Source code of charts
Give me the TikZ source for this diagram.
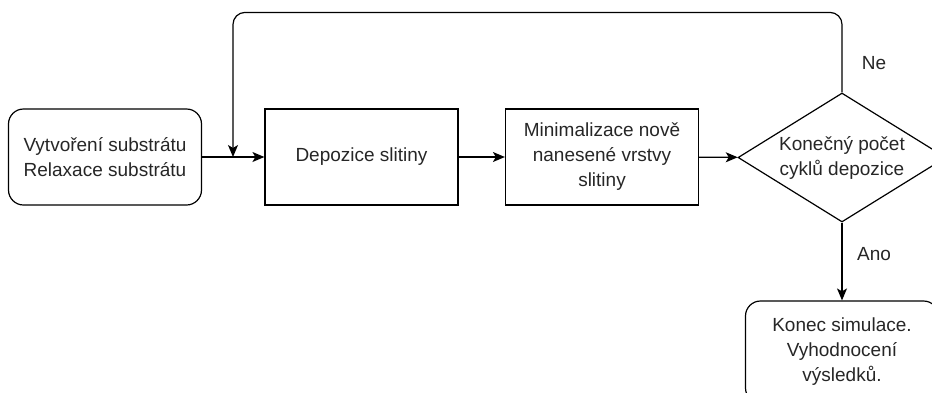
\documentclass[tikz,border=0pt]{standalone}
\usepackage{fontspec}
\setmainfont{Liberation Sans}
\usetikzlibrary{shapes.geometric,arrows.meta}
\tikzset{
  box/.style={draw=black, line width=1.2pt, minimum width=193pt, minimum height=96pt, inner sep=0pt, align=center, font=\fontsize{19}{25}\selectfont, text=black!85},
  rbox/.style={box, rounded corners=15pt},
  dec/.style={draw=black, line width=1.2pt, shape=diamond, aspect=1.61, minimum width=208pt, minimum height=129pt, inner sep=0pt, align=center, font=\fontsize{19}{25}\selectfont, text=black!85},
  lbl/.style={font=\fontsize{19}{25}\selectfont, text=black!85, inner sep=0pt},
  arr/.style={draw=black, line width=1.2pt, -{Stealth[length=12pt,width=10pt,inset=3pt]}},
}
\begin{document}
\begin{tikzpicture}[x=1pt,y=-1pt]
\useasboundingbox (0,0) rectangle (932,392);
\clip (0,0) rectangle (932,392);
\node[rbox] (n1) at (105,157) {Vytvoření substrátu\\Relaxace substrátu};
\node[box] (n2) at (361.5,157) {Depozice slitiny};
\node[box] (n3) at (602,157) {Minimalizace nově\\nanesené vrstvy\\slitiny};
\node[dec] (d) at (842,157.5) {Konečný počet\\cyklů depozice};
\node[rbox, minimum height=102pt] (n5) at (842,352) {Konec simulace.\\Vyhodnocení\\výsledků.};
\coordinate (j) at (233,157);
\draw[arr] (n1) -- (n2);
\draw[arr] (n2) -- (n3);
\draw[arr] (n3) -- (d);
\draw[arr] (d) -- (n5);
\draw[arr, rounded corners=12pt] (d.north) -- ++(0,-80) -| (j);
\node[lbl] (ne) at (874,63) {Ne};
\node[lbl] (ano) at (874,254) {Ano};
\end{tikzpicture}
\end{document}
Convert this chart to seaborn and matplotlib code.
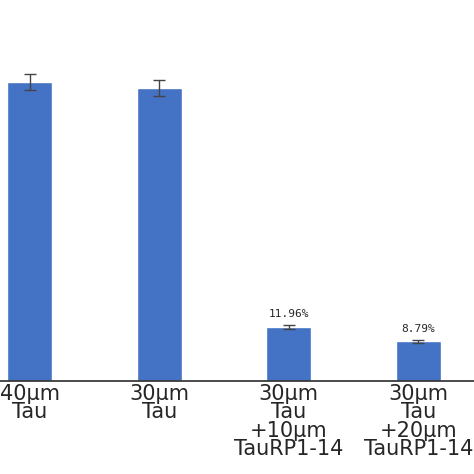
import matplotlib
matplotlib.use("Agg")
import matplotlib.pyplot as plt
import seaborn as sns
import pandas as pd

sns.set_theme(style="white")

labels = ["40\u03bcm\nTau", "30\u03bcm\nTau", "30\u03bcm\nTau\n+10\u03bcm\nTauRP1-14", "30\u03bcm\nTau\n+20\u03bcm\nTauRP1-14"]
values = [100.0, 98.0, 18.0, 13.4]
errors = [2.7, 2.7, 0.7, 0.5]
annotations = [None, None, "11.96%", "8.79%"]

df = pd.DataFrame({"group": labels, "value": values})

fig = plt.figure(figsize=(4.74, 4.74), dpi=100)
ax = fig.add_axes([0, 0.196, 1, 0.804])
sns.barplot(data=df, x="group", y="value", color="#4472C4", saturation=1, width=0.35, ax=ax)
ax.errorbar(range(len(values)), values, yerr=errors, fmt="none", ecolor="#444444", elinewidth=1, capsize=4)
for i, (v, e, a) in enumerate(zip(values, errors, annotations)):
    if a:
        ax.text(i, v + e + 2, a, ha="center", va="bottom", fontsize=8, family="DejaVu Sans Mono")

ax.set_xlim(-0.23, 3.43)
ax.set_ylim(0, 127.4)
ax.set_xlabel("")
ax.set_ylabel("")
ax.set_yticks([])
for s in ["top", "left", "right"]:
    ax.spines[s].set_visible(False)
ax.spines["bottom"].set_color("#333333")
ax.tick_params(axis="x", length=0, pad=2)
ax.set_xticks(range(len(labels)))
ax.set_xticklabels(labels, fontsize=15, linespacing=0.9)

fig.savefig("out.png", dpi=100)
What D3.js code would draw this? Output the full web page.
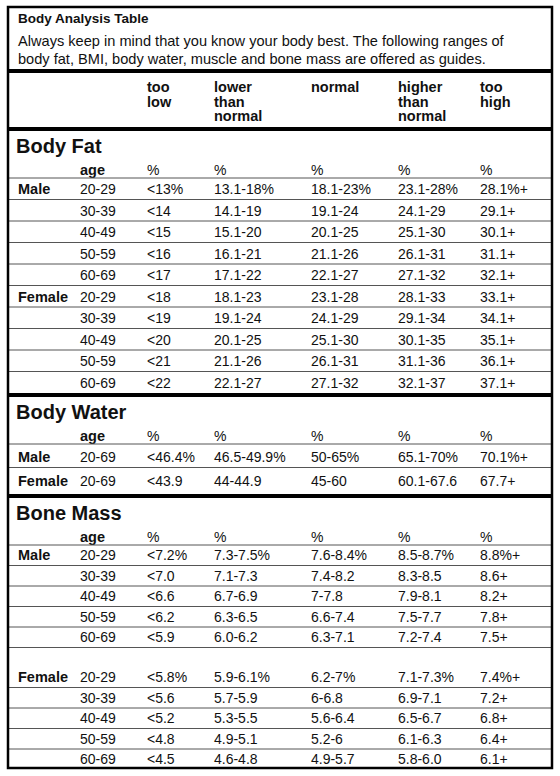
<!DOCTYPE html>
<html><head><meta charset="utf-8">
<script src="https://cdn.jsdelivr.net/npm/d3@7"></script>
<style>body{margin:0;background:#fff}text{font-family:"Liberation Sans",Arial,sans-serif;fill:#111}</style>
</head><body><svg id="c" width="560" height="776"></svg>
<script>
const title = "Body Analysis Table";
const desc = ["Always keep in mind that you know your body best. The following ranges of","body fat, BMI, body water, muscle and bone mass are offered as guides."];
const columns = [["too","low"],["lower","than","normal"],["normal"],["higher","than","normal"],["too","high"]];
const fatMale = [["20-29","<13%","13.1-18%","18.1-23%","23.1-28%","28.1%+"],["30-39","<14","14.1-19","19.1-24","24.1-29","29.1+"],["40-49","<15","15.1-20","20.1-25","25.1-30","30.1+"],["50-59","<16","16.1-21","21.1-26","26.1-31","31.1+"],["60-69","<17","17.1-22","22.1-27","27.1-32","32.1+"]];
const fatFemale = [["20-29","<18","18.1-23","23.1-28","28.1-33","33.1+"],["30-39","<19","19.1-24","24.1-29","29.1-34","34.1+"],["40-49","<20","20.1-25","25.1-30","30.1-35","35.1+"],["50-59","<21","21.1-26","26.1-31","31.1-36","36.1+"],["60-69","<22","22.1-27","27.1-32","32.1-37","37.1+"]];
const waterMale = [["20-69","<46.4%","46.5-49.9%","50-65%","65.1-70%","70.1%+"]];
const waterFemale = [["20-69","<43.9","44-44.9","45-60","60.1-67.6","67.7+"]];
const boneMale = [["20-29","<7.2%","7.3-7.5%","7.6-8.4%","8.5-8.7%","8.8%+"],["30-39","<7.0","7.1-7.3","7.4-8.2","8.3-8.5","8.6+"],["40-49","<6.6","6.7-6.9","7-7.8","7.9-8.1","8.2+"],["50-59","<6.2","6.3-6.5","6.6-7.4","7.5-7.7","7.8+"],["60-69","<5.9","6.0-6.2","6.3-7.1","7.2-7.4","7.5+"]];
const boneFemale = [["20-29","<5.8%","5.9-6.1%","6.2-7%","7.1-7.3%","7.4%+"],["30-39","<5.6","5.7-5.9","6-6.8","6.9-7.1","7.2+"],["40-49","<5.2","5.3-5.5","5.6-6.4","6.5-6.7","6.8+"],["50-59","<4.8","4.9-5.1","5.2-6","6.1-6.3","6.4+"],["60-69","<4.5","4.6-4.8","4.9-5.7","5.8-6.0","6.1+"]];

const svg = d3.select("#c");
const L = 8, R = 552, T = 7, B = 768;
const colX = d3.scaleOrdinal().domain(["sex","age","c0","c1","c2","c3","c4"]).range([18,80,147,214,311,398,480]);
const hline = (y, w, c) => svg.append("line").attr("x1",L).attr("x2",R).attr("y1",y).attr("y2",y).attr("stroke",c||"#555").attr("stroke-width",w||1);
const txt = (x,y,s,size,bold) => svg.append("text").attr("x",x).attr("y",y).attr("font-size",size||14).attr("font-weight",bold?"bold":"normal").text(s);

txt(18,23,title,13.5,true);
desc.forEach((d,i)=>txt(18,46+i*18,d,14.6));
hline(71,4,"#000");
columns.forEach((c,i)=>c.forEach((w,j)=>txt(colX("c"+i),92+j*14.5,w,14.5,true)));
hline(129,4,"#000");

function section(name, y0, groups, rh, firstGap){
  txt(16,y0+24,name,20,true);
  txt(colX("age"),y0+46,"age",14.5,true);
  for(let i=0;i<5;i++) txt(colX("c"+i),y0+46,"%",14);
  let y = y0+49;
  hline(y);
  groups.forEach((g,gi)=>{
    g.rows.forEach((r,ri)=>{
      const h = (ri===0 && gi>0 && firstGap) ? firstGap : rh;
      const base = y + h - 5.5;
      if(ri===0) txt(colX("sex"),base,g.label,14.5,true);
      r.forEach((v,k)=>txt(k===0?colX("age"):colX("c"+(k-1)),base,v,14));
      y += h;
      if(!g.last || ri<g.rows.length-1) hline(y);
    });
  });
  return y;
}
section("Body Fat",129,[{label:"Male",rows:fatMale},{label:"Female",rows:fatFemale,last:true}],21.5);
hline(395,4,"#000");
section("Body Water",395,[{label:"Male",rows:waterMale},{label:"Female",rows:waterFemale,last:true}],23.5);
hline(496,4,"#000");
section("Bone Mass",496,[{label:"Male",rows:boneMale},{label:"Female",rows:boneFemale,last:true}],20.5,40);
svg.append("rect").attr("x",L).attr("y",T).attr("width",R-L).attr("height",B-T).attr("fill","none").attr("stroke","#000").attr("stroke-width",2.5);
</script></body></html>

§ **Task to carry out**
Reply with nothing except the number of lines in the listing above that include "draw".

§ **Result of the exercise**
9